Truth serum? New CIA 'torture program' docs shed light on post-9/11 'Project Medication'
The ACLU fought in court for two years to obtain the report, which constitutes a history of the CIA's "extraordinary rendition" detention program from 2002 to 2007. It was drawn up in response to the Abu Ghraib scandal to counteract the "distorted picture" taking shape in the media and, according to the agency's lawyers, does not represent a "final official history, or assessment, of the program."
Beginning with a description of US intelligence services post-9/11 – chaos, panic, disorder, the willingness to do anything to prevent another terrorist attack – the report quickly moves from the seemingly rational goal of "rounding up al-Qaeda operatives worldwide" into surreal excuse-making ("no one ever was medicated rectally" despite "an occasional charge" that this was common practice during the rendition process) – within a single page.
While the report attempts to downplay the torture of detainees – "water-board applications generally are limited to 20 seconds, and no more than 40 seconds" – it notes that agents watching the waterboarding of Abu Zubaydah, the first prisoner to undergo their "enhanced interrogation," were made "visually and psychologically very uncomfortable" and left "profoundly affected" by one "particularly aggressive session" to the extent they needed "staff counseling."
Apparently repulsed by the violence of Zubaydah's interrogation, CIA psychologists brainstormed alternatives and opted to go with that old spy movie standby, "truth serum." After poring over old Soviet drug experiments and the archives of the CIA's own MK-ULTRA program, in which LSD was administered to unwitting test subjects, they settled on Versed, a mild sedative whose memory-fogging side effects would seem to disqualify it for use as a truth serum (it's no use getting the spy to the point where he's ready to spill his secrets only to find he can't remember them).
The CIA allegedly chose not to go the truth serum route, as it would have required permission from the Justice Department. Medical experimentation on prisoners was expressly prohibited, as was the use of "mind-altering drugs" for interrogation. The agency's legal team had already convinced the Justice Department to OK waterboarding (arguing that "although the waterboard constitutes a threat of imminent death," it "did not cause the requisite prolonged mental harm" and therefore did not amount to torture under the Geneva convention) and they were hesitant to push their luck. 'Project Medication,' as it had come to be called, was shelved.

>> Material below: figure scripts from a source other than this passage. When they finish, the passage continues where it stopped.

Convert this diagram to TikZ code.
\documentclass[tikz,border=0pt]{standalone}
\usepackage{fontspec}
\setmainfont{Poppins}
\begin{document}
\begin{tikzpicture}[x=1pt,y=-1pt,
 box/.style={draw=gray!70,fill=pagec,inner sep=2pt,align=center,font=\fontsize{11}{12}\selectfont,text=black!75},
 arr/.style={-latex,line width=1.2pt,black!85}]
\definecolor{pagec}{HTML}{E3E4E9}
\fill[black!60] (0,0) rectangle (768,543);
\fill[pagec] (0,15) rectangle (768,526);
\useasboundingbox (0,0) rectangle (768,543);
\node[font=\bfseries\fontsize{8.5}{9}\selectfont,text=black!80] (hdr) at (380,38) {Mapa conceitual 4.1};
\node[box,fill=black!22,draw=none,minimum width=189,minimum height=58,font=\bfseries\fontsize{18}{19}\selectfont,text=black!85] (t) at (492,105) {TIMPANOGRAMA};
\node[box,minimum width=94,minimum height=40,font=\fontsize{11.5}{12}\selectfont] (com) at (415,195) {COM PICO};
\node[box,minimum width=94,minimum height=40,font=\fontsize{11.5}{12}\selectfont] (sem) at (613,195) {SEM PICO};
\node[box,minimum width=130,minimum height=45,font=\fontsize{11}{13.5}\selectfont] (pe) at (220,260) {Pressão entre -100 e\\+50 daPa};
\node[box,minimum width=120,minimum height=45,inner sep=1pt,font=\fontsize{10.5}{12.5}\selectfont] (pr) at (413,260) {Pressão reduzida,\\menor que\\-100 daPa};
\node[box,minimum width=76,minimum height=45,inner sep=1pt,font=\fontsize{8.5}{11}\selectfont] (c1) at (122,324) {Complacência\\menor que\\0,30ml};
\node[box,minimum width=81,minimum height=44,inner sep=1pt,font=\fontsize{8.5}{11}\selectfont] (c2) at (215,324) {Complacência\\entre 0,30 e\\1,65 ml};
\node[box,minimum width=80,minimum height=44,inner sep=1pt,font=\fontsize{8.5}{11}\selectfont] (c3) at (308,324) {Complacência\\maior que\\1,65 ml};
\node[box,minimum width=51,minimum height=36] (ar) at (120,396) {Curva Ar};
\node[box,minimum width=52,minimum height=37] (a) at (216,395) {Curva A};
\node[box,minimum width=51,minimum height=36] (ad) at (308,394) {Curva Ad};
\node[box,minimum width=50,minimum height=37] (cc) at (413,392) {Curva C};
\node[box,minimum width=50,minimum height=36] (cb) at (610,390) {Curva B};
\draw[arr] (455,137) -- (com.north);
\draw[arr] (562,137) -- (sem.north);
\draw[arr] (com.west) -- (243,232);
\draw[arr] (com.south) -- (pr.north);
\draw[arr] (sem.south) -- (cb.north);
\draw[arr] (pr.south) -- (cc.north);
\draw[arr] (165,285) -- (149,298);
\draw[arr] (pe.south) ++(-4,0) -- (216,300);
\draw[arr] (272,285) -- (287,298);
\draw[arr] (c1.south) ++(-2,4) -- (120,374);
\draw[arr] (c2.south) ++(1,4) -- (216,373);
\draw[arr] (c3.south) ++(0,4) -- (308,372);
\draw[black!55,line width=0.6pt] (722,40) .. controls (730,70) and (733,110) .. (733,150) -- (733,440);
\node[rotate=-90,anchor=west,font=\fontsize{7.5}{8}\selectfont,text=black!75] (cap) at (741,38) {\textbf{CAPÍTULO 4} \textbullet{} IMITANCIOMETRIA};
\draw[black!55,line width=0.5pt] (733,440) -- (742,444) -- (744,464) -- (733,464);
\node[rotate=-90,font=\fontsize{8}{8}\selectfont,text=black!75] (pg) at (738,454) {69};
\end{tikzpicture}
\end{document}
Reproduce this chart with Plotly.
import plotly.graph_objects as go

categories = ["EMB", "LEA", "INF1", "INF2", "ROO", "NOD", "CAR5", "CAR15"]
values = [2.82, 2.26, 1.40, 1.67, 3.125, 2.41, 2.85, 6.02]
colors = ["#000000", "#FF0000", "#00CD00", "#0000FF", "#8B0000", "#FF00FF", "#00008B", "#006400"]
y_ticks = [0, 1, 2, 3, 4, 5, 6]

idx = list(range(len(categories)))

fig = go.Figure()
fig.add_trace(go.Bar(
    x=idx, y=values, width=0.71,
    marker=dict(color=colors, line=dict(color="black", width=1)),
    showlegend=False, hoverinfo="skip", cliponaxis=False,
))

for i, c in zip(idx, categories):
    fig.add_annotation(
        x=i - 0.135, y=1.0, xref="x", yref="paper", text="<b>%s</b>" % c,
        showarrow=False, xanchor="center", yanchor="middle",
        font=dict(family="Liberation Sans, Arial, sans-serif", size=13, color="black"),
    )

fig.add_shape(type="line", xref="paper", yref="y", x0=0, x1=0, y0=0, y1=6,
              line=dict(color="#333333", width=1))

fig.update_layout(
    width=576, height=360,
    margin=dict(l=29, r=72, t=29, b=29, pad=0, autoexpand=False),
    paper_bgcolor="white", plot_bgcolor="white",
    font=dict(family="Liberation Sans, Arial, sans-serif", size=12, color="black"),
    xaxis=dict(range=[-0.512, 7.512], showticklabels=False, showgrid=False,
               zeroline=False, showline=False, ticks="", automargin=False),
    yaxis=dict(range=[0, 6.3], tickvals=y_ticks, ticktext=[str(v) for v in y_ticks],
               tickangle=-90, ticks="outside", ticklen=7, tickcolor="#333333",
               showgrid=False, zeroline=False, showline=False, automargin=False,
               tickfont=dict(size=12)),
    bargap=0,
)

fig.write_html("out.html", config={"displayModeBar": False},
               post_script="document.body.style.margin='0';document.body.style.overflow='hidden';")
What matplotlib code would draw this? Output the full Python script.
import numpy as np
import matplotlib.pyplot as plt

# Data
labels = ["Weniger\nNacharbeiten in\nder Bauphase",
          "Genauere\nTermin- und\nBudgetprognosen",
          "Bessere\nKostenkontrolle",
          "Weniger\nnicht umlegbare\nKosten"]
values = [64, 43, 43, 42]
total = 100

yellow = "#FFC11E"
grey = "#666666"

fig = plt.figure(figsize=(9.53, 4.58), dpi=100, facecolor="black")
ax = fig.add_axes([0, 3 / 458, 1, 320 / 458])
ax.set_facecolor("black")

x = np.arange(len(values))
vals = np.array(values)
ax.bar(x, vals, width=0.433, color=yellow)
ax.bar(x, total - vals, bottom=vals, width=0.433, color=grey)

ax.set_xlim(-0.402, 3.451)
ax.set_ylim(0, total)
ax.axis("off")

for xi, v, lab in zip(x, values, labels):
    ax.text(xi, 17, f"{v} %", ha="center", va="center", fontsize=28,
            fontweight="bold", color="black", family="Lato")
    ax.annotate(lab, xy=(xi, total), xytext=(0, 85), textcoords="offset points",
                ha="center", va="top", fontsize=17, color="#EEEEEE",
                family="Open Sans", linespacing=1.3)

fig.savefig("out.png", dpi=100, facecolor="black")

The report explicitly mentions agency doctors' "significant ethical concerns" as a stumbling block to the use of the truth serum, insisting that detainees were never medicated against their will – except twice, when they were sedated "to avoid self-harm or endangerment to others," and in the case of hunger-strikers, who were involuntarily tube-fed ("but always with their assistance," the report maintains!).
Doctors who have treated the victims of CIA "interrogation" took issue with some of the report's descriptions. Contrary to the agency's assertions that the program was "reassuringly free of enduring physical or psychological effects," Dr. Sondra Crosby states that survivors experience "severe, complex post-traumatic stress disorder, depression, physical ailments, and psychosocial dysfunction" and points out that at least one detainee was tortured to death under the program.
While the ACLU won the release of the report last September, the CIA's lawyers were able to block its release for over a year and continue to fight in court for further redactions, and it's easy to see why they don't want the document widely read. While the "enhanced interrogation" program was shuttered in 2007, the Trump administration has discussed bringing back waterboarding and "a hell of a lot worse," and CIA Director 'Bloody Gina' Haspel earned her nickname presiding over the torture of detainees at the same Thailand black site where Zubaydah was waterboarded 83 times.